Exercise: Quote the listing below in full and exactly as written, but omit every picture.

Record set:
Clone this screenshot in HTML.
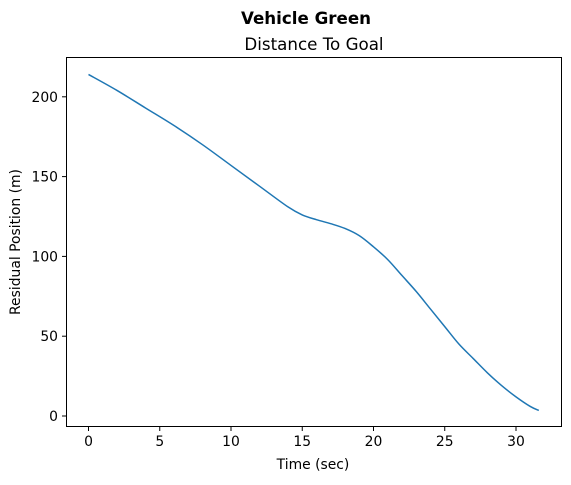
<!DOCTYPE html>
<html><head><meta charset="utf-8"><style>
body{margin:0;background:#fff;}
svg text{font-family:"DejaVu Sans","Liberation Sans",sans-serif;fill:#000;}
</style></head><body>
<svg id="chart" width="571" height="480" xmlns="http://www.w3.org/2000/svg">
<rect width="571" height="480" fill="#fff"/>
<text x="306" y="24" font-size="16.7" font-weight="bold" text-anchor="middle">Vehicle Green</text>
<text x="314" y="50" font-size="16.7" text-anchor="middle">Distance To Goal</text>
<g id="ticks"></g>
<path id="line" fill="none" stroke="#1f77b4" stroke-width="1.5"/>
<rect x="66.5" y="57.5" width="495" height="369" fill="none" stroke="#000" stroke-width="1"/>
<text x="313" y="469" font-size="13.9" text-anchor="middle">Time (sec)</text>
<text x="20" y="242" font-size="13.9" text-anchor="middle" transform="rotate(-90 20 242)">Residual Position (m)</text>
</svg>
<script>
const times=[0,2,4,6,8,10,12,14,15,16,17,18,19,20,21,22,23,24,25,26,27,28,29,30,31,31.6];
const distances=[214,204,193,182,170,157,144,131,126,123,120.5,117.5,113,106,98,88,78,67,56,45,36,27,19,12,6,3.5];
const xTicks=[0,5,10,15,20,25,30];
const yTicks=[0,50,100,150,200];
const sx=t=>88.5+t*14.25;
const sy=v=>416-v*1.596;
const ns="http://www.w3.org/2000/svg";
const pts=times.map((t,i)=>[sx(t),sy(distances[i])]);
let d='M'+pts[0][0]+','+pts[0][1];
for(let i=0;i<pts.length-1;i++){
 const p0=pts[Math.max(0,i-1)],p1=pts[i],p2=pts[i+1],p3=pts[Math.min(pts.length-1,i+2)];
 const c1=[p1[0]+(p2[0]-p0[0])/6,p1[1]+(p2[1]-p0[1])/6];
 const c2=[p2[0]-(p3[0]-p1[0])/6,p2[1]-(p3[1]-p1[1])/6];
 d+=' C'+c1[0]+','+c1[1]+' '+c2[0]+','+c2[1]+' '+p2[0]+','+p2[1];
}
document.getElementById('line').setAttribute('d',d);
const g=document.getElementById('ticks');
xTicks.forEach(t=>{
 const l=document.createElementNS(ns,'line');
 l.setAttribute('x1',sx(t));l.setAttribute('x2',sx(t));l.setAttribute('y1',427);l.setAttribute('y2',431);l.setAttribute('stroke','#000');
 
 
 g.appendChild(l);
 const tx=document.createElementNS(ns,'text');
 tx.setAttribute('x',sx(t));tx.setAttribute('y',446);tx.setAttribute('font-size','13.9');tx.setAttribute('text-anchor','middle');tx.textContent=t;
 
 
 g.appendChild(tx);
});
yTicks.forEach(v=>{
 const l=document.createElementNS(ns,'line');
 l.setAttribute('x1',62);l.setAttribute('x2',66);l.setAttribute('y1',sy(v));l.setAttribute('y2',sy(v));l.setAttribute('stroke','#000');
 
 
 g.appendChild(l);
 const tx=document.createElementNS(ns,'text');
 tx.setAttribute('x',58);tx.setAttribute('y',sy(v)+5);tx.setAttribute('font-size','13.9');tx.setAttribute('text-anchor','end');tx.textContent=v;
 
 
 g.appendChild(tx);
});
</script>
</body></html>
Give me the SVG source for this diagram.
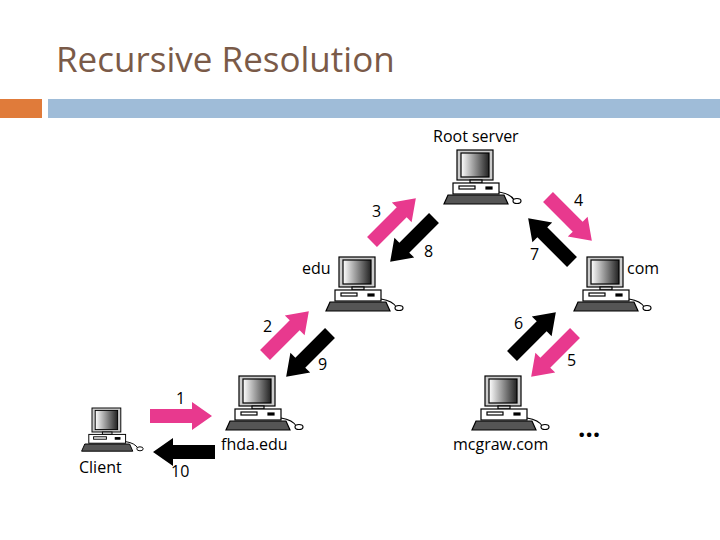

Exercise response:
Clone this screenshot in HTML.
<!DOCTYPE html>
<html><head><meta charset="utf-8"><style>
body{margin:0;background:#fff;}
svg text{font-family:"DejaVu Sans","Liberation Sans",sans-serif;fill:#000;}
</style></head><body>
<svg id="chart" width="571" height="480" xmlns="http://www.w3.org/2000/svg">
<rect width="571" height="480" fill="#fff"/>
<text x="306" y="24" font-size="16.7" font-weight="bold" text-anchor="middle">Vehicle Green</text>
<text x="314" y="50" font-size="16.7" text-anchor="middle">Distance To Goal</text>
<g id="ticks"></g>
<path id="line" fill="none" stroke="#1f77b4" stroke-width="1.5"/>
<rect x="66.5" y="57.5" width="495" height="369" fill="none" stroke="#000" stroke-width="1"/>
<text x="313" y="469" font-size="13.9" text-anchor="middle">Time (sec)</text>
<text x="20" y="242" font-size="13.9" text-anchor="middle" transform="rotate(-90 20 242)">Residual Position (m)</text>
</svg>
<script>
const times=[0,2,4,6,8,10,12,14,15,16,17,18,19,20,21,22,23,24,25,26,27,28,29,30,31,31.6];
const distances=[214,204,193,182,170,157,144,131,126,123,120.5,117.5,113,106,98,88,78,67,56,45,36,27,19,12,6,3.5];
const xTicks=[0,5,10,15,20,25,30];
const yTicks=[0,50,100,150,200];
const sx=t=>88.5+t*14.25;
const sy=v=>416-v*1.596;
const ns="http://www.w3.org/2000/svg";
const pts=times.map((t,i)=>[sx(t),sy(distances[i])]);
let d='M'+pts[0][0]+','+pts[0][1];
for(let i=0;i<pts.length-1;i++){
 const p0=pts[Math.max(0,i-1)],p1=pts[i],p2=pts[i+1],p3=pts[Math.min(pts.length-1,i+2)];
 const c1=[p1[0]+(p2[0]-p0[0])/6,p1[1]+(p2[1]-p0[1])/6];
 const c2=[p2[0]-(p3[0]-p1[0])/6,p2[1]-(p3[1]-p1[1])/6];
 d+=' C'+c1[0]+','+c1[1]+' '+c2[0]+','+c2[1]+' '+p2[0]+','+p2[1];
}
document.getElementById('line').setAttribute('d',d);
const g=document.getElementById('ticks');
xTicks.forEach(t=>{
 const l=document.createElementNS(ns,'line');
 l.setAttribute('x1',sx(t));l.setAttribute('x2',sx(t));l.setAttribute('y1',427);l.setAttribute('y2',431);l.setAttribute('stroke','#000');
 
 
 g.appendChild(l);
 const tx=document.createElementNS(ns,'text');
 tx.setAttribute('x',sx(t));tx.setAttribute('y',446);tx.setAttribute('font-size','13.9');tx.setAttribute('text-anchor','middle');tx.textContent=t;
 
 
 g.appendChild(tx);
});
yTicks.forEach(v=>{
 const l=document.createElementNS(ns,'line');
 l.setAttribute('x1',62);l.setAttribute('x2',66);l.setAttribute('y1',sy(v));l.setAttribute('y2',sy(v));l.setAttribute('stroke','#000');
 
 
 g.appendChild(l);
 const tx=document.createElementNS(ns,'text');
 tx.setAttribute('x',58);tx.setAttribute('y',sy(v)+5);tx.setAttribute('font-size','13.9');tx.setAttribute('text-anchor','end');tx.textContent=v;
 
 
 g.appendChild(tx);
});
</script>
</body></html>
Give me the SVG source for this diagram.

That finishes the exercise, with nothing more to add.